Straż 1948 Rok |
|
Straż i Zwiastun Obecności Chrystusa |
|
|
Jeżeli brat, będąc obrany starszym, wynajduje zawsze wady w drugich, gromi ich, że nie postępują według Pisma itp.; czy taki ma być nadal obierany, jedynie dlatego że może dobrze mówić i tekstami smagać drugich pokorniejszych od niego?

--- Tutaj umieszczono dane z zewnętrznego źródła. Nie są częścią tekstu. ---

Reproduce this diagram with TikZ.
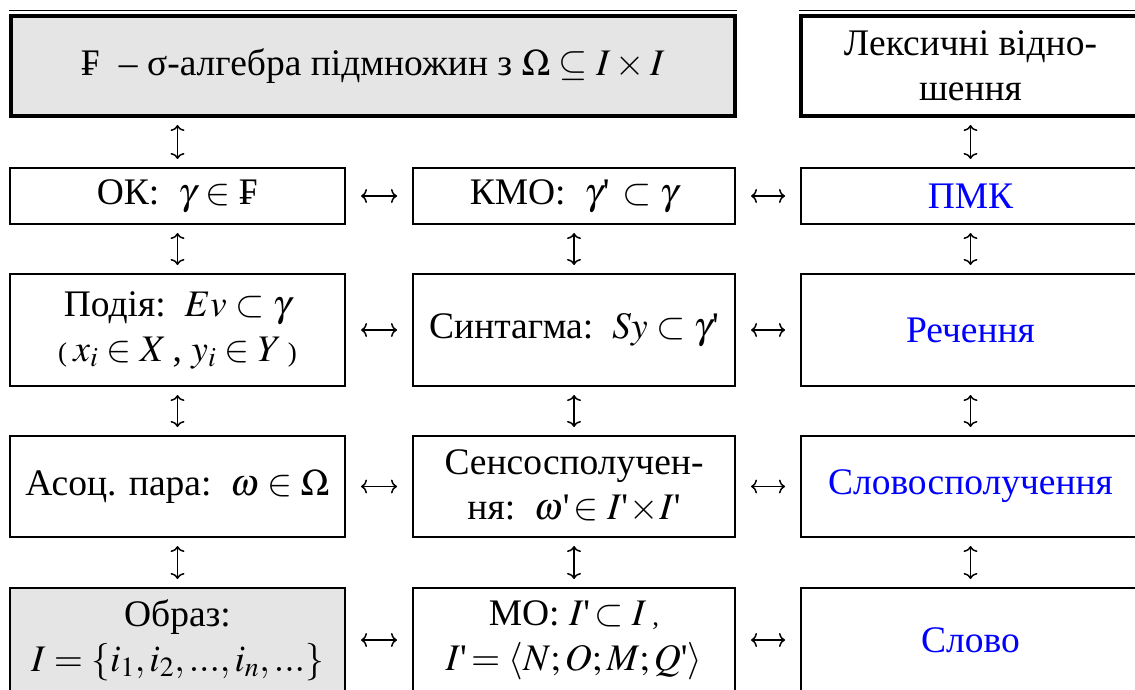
\documentclass[tikz,border=0pt]{standalone}
\usepackage{mathptmx}
\usepackage[no-math]{fontspec}
\setmainfont{Liberation Serif}
\usetikzlibrary{arrows.meta}
\newcommand{\apos}{\mbox{\textquotesingle}}
\newcommand{\sparen}[1]{{\fontsize{27}{27}\selectfont #1}}

\begin{document}
\begin{tikzpicture}[x=1pt,y=-1pt,
    every node/.style={font=\fontsize{37.5}{45}\selectfont},
    box/.style={draw,line width=2pt,inner sep=0pt,outer sep=0pt,align=center},
    frame/.style={box,line width=4pt},
    word/.style={text=blue},
    vlink/.style={{To[length=6pt,width=14pt]}-{To[length=6pt,width=14pt]},line width=1.5pt,shorten >=9pt,shorten <=9pt},
    hlink/.style={{To[length=6pt,width=14pt]}-{To[length=6pt,width=14pt]},line width=1.5pt,shorten >=16pt,shorten <=16pt}]
  \useasboundingbox (0,0) rectangle (1135,690);

  % top row
  \node[frame,fill=gray!20,minimum width=724,minimum height=100] (sigma) at (373,66) {₣\ \ -- σ-алгебра підмножин з\ $\Omega\subseteq I\times I$};
  \draw[line width=1pt] ([shift={(-2pt,5pt)}]sigma.north west) -- ([shift={(2pt,5pt)}]sigma.north east);
  \node[frame,minimum width=339,minimum height=100] (lex) at (970.5,66) {Лексичні відно-\\шення};
  \draw[line width=1pt] ([shift={(-2pt,5pt)}]lex.north west) -- ([shift={(2pt,5pt)}]lex.north east);

  % second row
  \node[box,minimum width=335,minimum height=56] (ok) at (177.5,196) {ОК:\ \ $\gamma\in$ ₣};
  \node[box,minimum width=322,minimum height=56] (kmo) at (574,196) {КМО:\ \ $\gamma\apos\,\subset\gamma$};
  \node[box,word,minimum width=339,minimum height=56] (pmk) at (970.5,196) {ПМК};

  % third row
  \node[box,minimum width=335,minimum height=112] (podia) at (177.5,330) {Подія:\ \ $Ev\subset\gamma$\\\sparen{(}\,$x_i\in X$\,, $y_i\in Y$\,\sparen{)}};
  \node[box,minimum width=322,minimum height=112] (synt) at (574,330) {Синтагма:\ \ $Sy\subset\gamma\apos$};
  \node[box,word,minimum width=339,minimum height=112] (rech) at (970.5,330) {Речення};

  % fourth row
  \node[box,minimum width=335,minimum height=101] (asoc) at (177.5,486.5) {Асоц. пара:\ \ $\omega\in\Omega$};
  \node[box,minimum width=322,minimum height=101] (senso) at (574,486.5) {Сенсосполучен-\\ня:\ \ $\omega\apos\!\in I\apos\!\times\! I\apos$};
  \node[box,word,minimum width=339,minimum height=101] (slovosp) at (970.5,486.5) {Словосполучення};

  % fifth row
  \node[box,fill=gray!20,minimum width=335,minimum height=104] (obraz) at (177.5,640) {Образ:\\$I=\{i_1,i_2,...,i_n,...\}$};
  \node[box,minimum width=322,minimum height=104] (mo) at (574,640) {МО:\ $I\apos\!\subset I$\,\sparen{,}\\$I\apos\!=\langle N;O;M;Q\apos\rangle$};
  \node[box,word,minimum width=339,minimum height=104] (slovo) at (970.5,640) {Слово};

  % vertical links
  \draw[vlink] (ok.north |- sigma.south) -- (ok.north);
  \draw[vlink] (ok) -- (podia);
  \draw[vlink] (podia) -- (asoc);
  \draw[vlink] (asoc) -- (obraz);
  \draw[vlink] (kmo) -- (synt);
  \draw[vlink] (synt) -- (senso);
  \draw[vlink] (senso) -- (mo);
  \draw[vlink] (lex) -- (pmk);
  \draw[vlink] (pmk) -- (rech);
  \draw[vlink] (rech) -- (slovosp);
  \draw[vlink] (slovosp) -- (slovo);

  % horizontal links
  \draw[hlink] (ok) -- (kmo);
  \draw[hlink] (kmo) -- (pmk);
  \draw[hlink] (podia) -- (synt);
  \draw[hlink] (synt) -- (rech);
  \draw[hlink] (asoc) -- (senso);
  \draw[hlink] (senso) -- (slovosp);
  \draw[hlink] (obraz) -- (mo);
  \draw[hlink] (mo) -- (slovo);
\end{tikzpicture}
\end{document}
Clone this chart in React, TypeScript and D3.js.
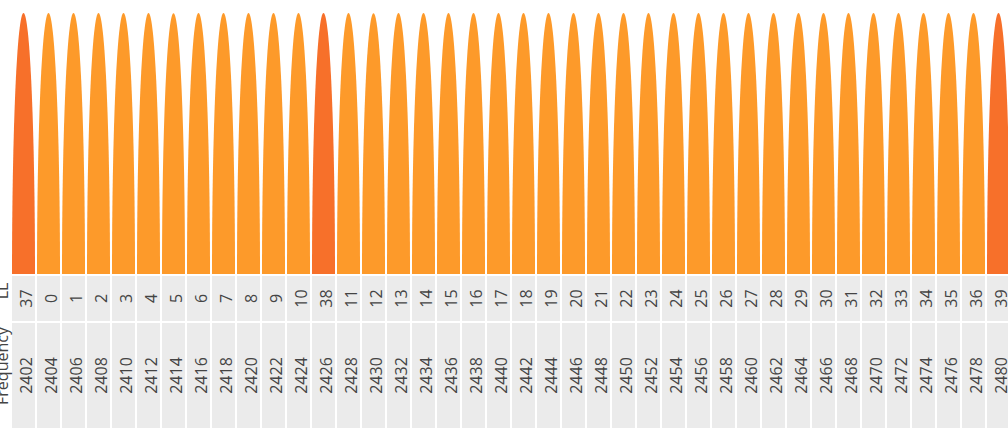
import * as d3 from 'd3';
import React from 'react';

// BLE channels, in frequency order
const llChannels = [37, 0, 1, 2, 3, 4, 5, 6, 7, 8, 9, 10, 38, 11, 12, 13, 14, 15, 16, 17, 18, 19, 20, 21, 22, 23, 24, 25, 26, 27, 28, 29, 30, 31, 32, 33, 34, 35, 36, 39];
const frequencies = [2402, 2404, 2406, 2408, 2410, 2412, 2414, 2416, 2418, 2420, 2422, 2424, 2426, 2428, 2430, 2432, 2434, 2436, 2438, 2440, 2442, 2444, 2446, 2448, 2450, 2452, 2454, 2456, 2458, 2460, 2462, 2464, 2466, 2468, 2470, 2472, 2474, 2476, 2478, 2480];
const advertising = [37, 38, 39];
const rowLabels = ['LL', 'Frequency'];

const W = 1008;
const H = 446;

export default function App() {
	const x = d3.scaleBand<number>()
		.domain(frequencies)
		.range([12, 1010])
		.paddingInner(0.08);
	const bw = x.bandwidth();

	const y = d3.scaleLinear().domain([0, 1]).range([274, 13]);

	const rows = [
		{ label: rowLabels[0], top: 276, bottom: 321, labelY: 291, values: llChannels },
		{ label: rowLabels[1], top: 323, bottom: 428, labelY: 366, values: frequencies }
	];

	const color = (ch: number) => advertising.includes(ch) ? '#f7702a' : '#fd9a2a';

	return (
		<svg width={W} height={H} style={{ position: 'absolute', left: 0, top: 0, fontFamily: 'Open Sans, sans-serif' }}>
			{frequencies.map((f, i) => {
				const x0 = x(f)!;
				const rx = bw / 2;
				const ry = y(0) - y(1);
				return (
					<path key={f}
						d={`M${x0},${y(0)} A${rx},${ry} 0 0 1 ${x0 + bw},${y(0)} Z`}
						fill={color(llChannels[i])} />
				);
			})}
			{rows.map(r => (
				<g key={r.label}>
					{frequencies.map((f, i) => {
						const cx = x(f)! + bw / 2;
						const cy = (r.top + r.bottom) / 2;
						return (
							<g key={f}>
								<rect x={x(f)} y={r.top} width={bw} height={r.bottom - r.top} fill="#ebebeb" />
								<text transform={`translate(${cx + 8},${cy}) rotate(-90)`}
									textAnchor="middle" fontSize={16} fill="#444">{r.values[i]}</text>
							</g>
						);
					})}
					<text transform={`translate(8,${r.labelY}) rotate(-90)`}
						textAnchor="middle" fontSize={16} fill="#444">{r.label}</text>
				</g>
			))}
		</svg>
	);
}
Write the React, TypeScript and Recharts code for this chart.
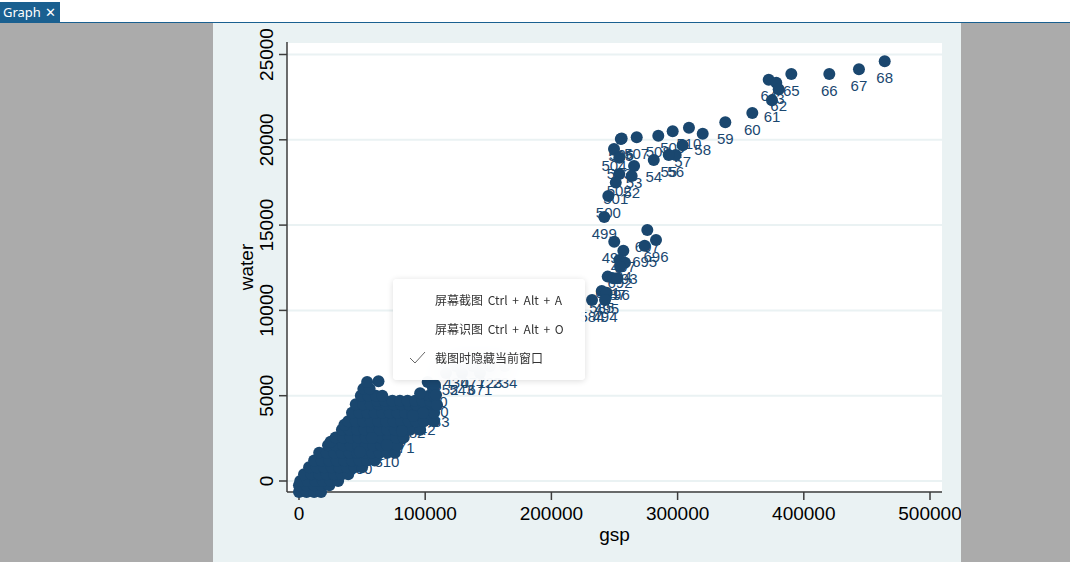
import React from 'react';
import { ScatterChart, Scatter, XAxis, YAxis, CartesianGrid, LabelList } from 'recharts';

const NAVY = '#1a476f';
const PANEL = '#eaf2f3';
const AXIS = '#3c3c3c';

const xTicks = [0, 100000, 200000, 300000, 400000, 500000];
const yTicks = [0, 5000, 10000, 15000, 20000, 25000];

// labelled points, readable in the upper part of the plot
const ids = [
  '68', '67', '66', '65', '64', '63', '62', '61', '60', '59', '58', '57', '56', '55', '54', '53', '52',
  '510', '509', '508', '507', '506', '505', '504', '503', '502', '501', '500', '499', '498', '497',
  '697', '696', '695', '694', '693', '692', '691', '687', '496', '585', '495', '494', '584',
  '433', '350', '300', '442', '382', '371', '310', '190', '251',
  '234', '723', '071', '434', '671', '543', '252',
];
const idGsp = [
  464100, 443700, 420200, 390100, 372200, 378200, 380100, 374800, 359200, 337800, 319900, 304000, 298500, 293000, 281100, 265500, 263600,
  309000, 296100, 284700, 267600, 255700, 255000, 249600, 253800, 253800, 251000, 245100, 241900, 249800, 257000,
  276000, 282900, 273900, 253800, 258300, 254400, 244600, 249000, 252200, 239900, 243800, 242500, 232200,
  109400, 107800, 108600, 98300, 90300, 81600, 69700, 48300, 57800,
  163200, 151300, 137900, 124400, 143400, 129200, 116500,
];
const idWater = [
  24600, 24130, 23860, 23860, 23520, 23350, 22960, 22320, 21570, 21030, 20360, 19680, 19110, 19110, 18820, 18460, 17880,
  20710, 20500, 20240, 20150, 20070, 20050, 19460, 18950, 18000, 17490, 16710, 15480, 14030, 13500,
  14710, 14130, 13790, 12960, 12800, 12560, 11980, 11880, 11880, 11140, 11040, 10610, 10610,
  4460, 5630, 5040, 3990, 3810, 2930, 2110, 1700, 2520,
  6740, 6740, 6740, 6740, 6330, 6330, 6330,
];

// the dense lower-left mass, too crowded to label: one row of gsp values per water level
const massWater = [-640, -250, 0, 400, 800, 1200, 1650, 2100, 2300, 2550, 3000, 3300, 3500, 4000, 4500, 4700, 5000, 5150, 5400, 5500, 5800, 5850];
const massGsp = [
  [0, 6000, 12000, 17500],
  [0, 6000, 12000, 18000, 24000],
  [1000, 7000, 13000, 19000, 25000, 31000],
  [4000, 10000, 16000, 22000, 28000, 34000, 39000],
  [8000, 14000, 20000, 26000, 32000, 38000, 44000, 50000],
  [12000, 18000, 24000, 30000, 36000, 42000, 48000, 54000, 60000],
  [16000, 22000, 28000, 34000, 40000, 46000, 52000, 58000, 64000, 70000, 76000],
  [23000, 29000, 35000, 41000, 47000, 53000, 59000, 65000, 71000, 78000],
  [25000],
  [29000, 35000, 41000, 47000, 53000, 59000, 65000, 71000, 77000, 83000],
  [34000, 40000, 46000, 52000, 58000, 64000, 70000, 76000, 82000, 88000, 96000],
  [36000],
  [39000, 45000, 51000, 57000, 63000, 69000, 75000, 81000, 87000, 93000, 99000, 107000],
  [42000, 48000, 54000, 60000, 66000, 72000, 78000, 84000, 90000, 96000, 102000, 107000],
  [45000, 51000, 57000, 63000, 69000, 75000, 81000, 87000, 93000, 99000, 105000, 108000],
  [62000, 68000, 74000, 80000, 86000, 92000, 98000, 104000],
  [49000, 55000, 61000, 66000, 103000, 107000],
  [96000],
  [51000, 56000],
  [106000],
  [54000, 102000],
  [63000],
];

const labelled = ids.map((id, i) => ({ id, gsp: idGsp[i], water: idWater[i] }));
const mass = massWater.flatMap((water, i) => massGsp[i].map((gsp) => ({ gsp, water })));

const Dot = (props: any) => <circle cx={props.cx} cy={props.cy} r={6} fill={NAVY} />;

const YTick = ({ x, y, payload }: any) => (
  <text
    x={x - 4}
    y={y}
    transform={`rotate(-90 ${x - 4} ${y})`}
    textAnchor="middle"
    fontFamily="Liberation Sans"
    fontSize={19}
    fill="#000"
  >
    {payload.value}
  </text>
);

const YTitle = ({ viewBox }: any) => {
  const x = viewBox.x + 40;
  const y = viewBox.y + viewBox.height / 2;
  return (
    <text x={x} y={y} transform={`rotate(-90 ${x} ${y})`} textAnchor="middle" fontFamily="Liberation Sans" fontSize={19} fill="#000">
      water
    </text>
  );
};

const menuItems = ['屏幕截图 Ctrl + Alt + A', '屏幕识图 Ctrl + Alt + O', '截图时隐藏当前窗口'];

export default function App() {
  return (
    <div style={{ position: 'absolute', left: 0, top: 0, width: 1070, height: 562, background: '#fff', overflow: 'hidden' }}>
      <div style={{ position: 'absolute', left: 0, top: 23, width: 1070, height: 539, background: '#ababab' }} />
      <div style={{ position: 'absolute', left: 0, top: 22, width: 1070, height: 1, background: '#1a6090' }} />
      <div
        style={{
          position: 'absolute', left: 0, top: 2, width: 60, height: 20, background: '#1a6090', color: '#fff',
          fontFamily: 'Noto Sans', fontSize: 13, lineHeight: '20px', paddingLeft: 3, boxSizing: 'border-box',
        }}
      >
        Graph
        <span style={{ position: 'absolute', left: 45, top: 0 }}>✕</span>
      </div>
      <div style={{ position: 'absolute', left: 213, top: 23, width: 748, height: 539, background: PANEL }}>
        <ScatterChart width={748} height={539} margin={{ top: 19, right: 19, bottom: 0, left: 0 }}>
          <CartesianGrid horizontal vertical={false} fill="#fff" stroke={PANEL} strokeWidth={2} />
          <XAxis
            type="number"
            dataKey="gsp"
            domain={[-9500, 509500]}
            ticks={xTicks}
            height={70}
            interval={0}
            stroke={AXIS}
            strokeWidth={1.5}
            tickSize={8}
            tickMargin={7}
            tick={{ fontFamily: 'Liberation Sans', fontSize: 19, fill: '#000' }}
            label={{ value: 'gsp', position: 'insideBottom', offset: 21, fontFamily: 'Liberation Sans', fontSize: 19, fill: '#000' }}
          />
          <YAxis
            type="number"
            dataKey="water"
            domain={[-645, 25733]}
            ticks={yTicks}
            width={74}
            interval={0}
            stroke={AXIS}
            strokeWidth={1.5}
            tickSize={8}
            tick={<YTick />}
            label={<YTitle />}
          />
          <Scatter data={mass} shape={<Dot />} isAnimationActive={false} />
          <Scatter data={labelled} shape={<Dot />} isAnimationActive={false}>
            <LabelList
              dataKey="id"
              position="bottom"
              offset={6.5}
              fill={NAVY}
              stroke="none"
              fontFamily="Liberation Sans"
              fontSize={15}
            />
          </Scatter>
        </ScatterChart>
      </div>
      <div
        style={{
          position: 'absolute', left: 393, top: 279, width: 192, height: 101, borderRadius: 4,
          background: 'rgba(255,255,255,0.94)', backdropFilter: 'blur(12px)', boxShadow: '0 1px 6px rgba(0,0,0,0.14)',
          fontFamily: 'Noto Sans CJK SC', fontSize: 12, color: '#333',
        }}
      >
        {menuItems.map((item, i) => (
          <div key={item} style={{ position: 'absolute', left: 42, top: 12 + i * 29, lineHeight: '18px', whiteSpace: 'nowrap', wordSpacing: 2 }}>
            {item}
          </div>
        ))}
        <svg width={20} height={16} style={{ position: 'absolute', left: 15, top: 71 }}>
          <polyline points="2,8 7,13 17,2" fill="none" stroke="#666" strokeWidth={1} />
        </svg>
      </div>
    </div>
  );
}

Zasadą Pisma Św. jest: "Lekarzu ulecz wpierw samego siebie." (Łuk. 4:23.) Kto chce drugich napominać, wady ich publicznie strofować itp., baczyć musi aby sam dorównał mierze przez siebie głoszonej. Mania wynajdywania wad, osobistego publicznego strofowania lub gromienia drugich, jest brzydką wadą i ktokolwiek ją posiada, powinien jak najusilniej starać się z niej wyłamać. Publiczne strofowanie powinno być bardzo rzadkie i tylko w wyjątkowych wypadkach jawnego grzeszenia. W zwykłym nauczaniu starszy nie powinien nigdy posługiwać się tą nieprzystojną metodą wytykania drugim ich wad, gromienia ich lub itp. starszy sam ma być przykładem wiernych w mowie, w obcowaniu, w miłości, w duchu, w wierze, w czystości i w innych cnotach (1 Tym. 4:2), lecz drugich ma nauczać w cichości, a nawet ma umieć "złych cierpliwie znosić." (2 Tym. 2:24-25.) Kto zaś tego nie umie i w kazaniach swoich lubi zawsze posługiwać się przesadną krytyką różnych ludzi, wyznań a nawet współbraci, ten nie nadaje się na pod-pasterza trzody Pańskiej i lepiej byłoby, tak dla trzody jak i dla niego, gdyby nie był obierany.